Counterclaim Under Rule 10b-5
The court addressed Jeffress's counterclaim, wherein he sought to offset his liability by asserting that Champion failed to disclose material information regarding his obligations under Section 16(b). Jeffress contended that Champion should have informed him that selling his stock within six months would necessitate returning any profits. However, the court determined that both parties had equal access to legal information regarding Section 16(b) and its implications. The court emphasized that there was no active concealment of information by Champion, nor was there an obligation to disclose legal interpretations that were equally accessible to both parties. Since Jeffress had competent legal representation during the transaction and did not raise concerns regarding the potential liability until after the sale, the court dismissed the counterclaim, affirming that his liability for short-swing profits stood independent of any alleged failure on Champion's part to disclose information.
Interest on the Award
The court considered whether the judgment against Jeffress should bear interest, given his claim of innocence regarding the violation of Section 16(b).
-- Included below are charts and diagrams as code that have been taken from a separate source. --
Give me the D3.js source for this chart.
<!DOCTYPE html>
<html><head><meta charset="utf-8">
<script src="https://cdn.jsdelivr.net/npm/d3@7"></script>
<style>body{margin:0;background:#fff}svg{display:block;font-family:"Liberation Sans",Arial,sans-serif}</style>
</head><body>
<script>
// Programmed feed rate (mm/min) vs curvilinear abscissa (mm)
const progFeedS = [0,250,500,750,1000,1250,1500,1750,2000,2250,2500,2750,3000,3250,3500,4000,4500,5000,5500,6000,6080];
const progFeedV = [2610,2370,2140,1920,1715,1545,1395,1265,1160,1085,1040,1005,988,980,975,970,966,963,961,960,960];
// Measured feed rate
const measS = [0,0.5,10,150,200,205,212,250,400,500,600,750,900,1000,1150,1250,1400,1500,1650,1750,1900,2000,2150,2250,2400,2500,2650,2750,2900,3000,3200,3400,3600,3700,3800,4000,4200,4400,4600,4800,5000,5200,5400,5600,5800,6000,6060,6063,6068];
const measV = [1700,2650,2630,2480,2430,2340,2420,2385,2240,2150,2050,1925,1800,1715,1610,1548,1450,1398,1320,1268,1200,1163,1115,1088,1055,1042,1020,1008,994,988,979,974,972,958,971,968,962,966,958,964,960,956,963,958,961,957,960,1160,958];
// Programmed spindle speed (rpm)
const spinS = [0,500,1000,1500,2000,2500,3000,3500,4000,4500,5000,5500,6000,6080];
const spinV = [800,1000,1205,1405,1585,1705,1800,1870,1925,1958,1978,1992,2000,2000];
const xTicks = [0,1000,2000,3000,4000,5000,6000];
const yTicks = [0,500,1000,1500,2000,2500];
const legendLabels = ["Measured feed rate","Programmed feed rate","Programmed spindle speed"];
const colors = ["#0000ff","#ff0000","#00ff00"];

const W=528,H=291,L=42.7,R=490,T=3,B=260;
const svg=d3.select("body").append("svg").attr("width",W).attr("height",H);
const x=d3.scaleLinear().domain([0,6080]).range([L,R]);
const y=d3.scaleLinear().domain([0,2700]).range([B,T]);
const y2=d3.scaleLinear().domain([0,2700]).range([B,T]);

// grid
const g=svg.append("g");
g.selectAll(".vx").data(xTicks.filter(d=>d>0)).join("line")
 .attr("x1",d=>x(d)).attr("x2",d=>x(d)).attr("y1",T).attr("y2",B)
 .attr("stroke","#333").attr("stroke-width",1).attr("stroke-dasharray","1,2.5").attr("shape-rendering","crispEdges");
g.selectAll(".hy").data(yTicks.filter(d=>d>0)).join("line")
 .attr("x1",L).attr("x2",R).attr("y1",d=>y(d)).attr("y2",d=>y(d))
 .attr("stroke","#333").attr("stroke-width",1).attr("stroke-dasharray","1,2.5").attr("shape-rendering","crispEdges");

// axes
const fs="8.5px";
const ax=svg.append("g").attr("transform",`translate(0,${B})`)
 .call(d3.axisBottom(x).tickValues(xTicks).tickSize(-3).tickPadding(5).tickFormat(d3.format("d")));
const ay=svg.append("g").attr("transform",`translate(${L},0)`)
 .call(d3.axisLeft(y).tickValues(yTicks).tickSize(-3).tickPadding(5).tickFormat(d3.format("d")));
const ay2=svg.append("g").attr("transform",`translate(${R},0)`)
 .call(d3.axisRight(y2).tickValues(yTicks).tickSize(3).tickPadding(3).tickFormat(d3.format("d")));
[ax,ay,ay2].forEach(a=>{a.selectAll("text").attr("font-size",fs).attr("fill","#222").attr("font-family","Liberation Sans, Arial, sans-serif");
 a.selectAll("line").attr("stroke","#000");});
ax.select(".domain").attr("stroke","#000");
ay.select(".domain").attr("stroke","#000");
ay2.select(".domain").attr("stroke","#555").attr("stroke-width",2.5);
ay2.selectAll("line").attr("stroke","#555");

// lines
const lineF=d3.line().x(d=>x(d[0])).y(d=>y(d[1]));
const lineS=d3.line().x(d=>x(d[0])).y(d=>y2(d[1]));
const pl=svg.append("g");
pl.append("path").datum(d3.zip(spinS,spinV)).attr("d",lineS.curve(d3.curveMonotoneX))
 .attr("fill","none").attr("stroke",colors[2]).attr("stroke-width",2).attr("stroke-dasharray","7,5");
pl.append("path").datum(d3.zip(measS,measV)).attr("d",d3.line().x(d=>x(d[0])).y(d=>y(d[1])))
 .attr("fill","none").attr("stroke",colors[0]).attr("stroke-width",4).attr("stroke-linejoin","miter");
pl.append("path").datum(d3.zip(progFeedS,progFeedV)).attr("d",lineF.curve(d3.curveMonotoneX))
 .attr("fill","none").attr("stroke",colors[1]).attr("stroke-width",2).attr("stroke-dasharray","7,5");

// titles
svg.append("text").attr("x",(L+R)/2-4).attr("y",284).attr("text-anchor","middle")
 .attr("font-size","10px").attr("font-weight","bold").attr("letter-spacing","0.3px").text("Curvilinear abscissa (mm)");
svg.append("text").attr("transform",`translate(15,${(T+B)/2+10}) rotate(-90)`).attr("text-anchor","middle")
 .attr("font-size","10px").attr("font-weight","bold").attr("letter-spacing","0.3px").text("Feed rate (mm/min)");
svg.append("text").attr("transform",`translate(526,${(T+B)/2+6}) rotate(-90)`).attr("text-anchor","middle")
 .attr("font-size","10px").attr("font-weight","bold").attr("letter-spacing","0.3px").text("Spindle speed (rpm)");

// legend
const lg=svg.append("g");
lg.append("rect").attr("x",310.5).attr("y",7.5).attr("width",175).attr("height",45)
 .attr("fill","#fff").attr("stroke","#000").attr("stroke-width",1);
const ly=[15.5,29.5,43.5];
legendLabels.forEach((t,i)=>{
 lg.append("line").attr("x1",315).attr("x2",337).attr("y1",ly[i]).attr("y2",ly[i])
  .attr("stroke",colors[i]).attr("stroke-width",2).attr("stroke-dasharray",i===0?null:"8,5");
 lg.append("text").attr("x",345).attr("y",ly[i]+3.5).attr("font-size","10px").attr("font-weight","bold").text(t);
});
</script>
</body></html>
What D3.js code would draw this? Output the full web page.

The statute aims to prevent insiders from profiting from short-term trades, regardless of their intent or awareness of the legal implications. The court referenced precedent indicating that the purpose of Section 16(b) is to ensure that profits from such transactions are returned to the corporation, thereby making it whole. Jeffress had been aware of his violation as of the date the action was filed, thus he had been utilizing funds that rightfully belonged to Champion since that time. Therefore, the court ruled that the judgment would accrue interest from the date of the complaint's filing, December 13, 1968, reflecting the principle that the corporation should not suffer a loss due to the delay in recovering profits owed to it.
Conclusion
Ultimately, the court held that Jeffress was liable for the short swing profits realized from his sale of Champion stock, amounting to $559,300. The decision was based on his violation of Section 16(b), which mandates the return of profits realized from stock sales made within six months of purchase by insiders. The court found no merit in Jeffress’s counterclaim regarding alleged failure of disclosure by Champion, as both parties had equal access to relevant legal information. The court's analysis and reliance on expert testimony highlighted the complexities of corporate valuations and insider trading laws. By affirming the judgment with interest, the court underscored the statutory intent to deter insider trading and protect the integrity of the securities market, ensuring that insiders could not unfairly benefit from their privileged positions.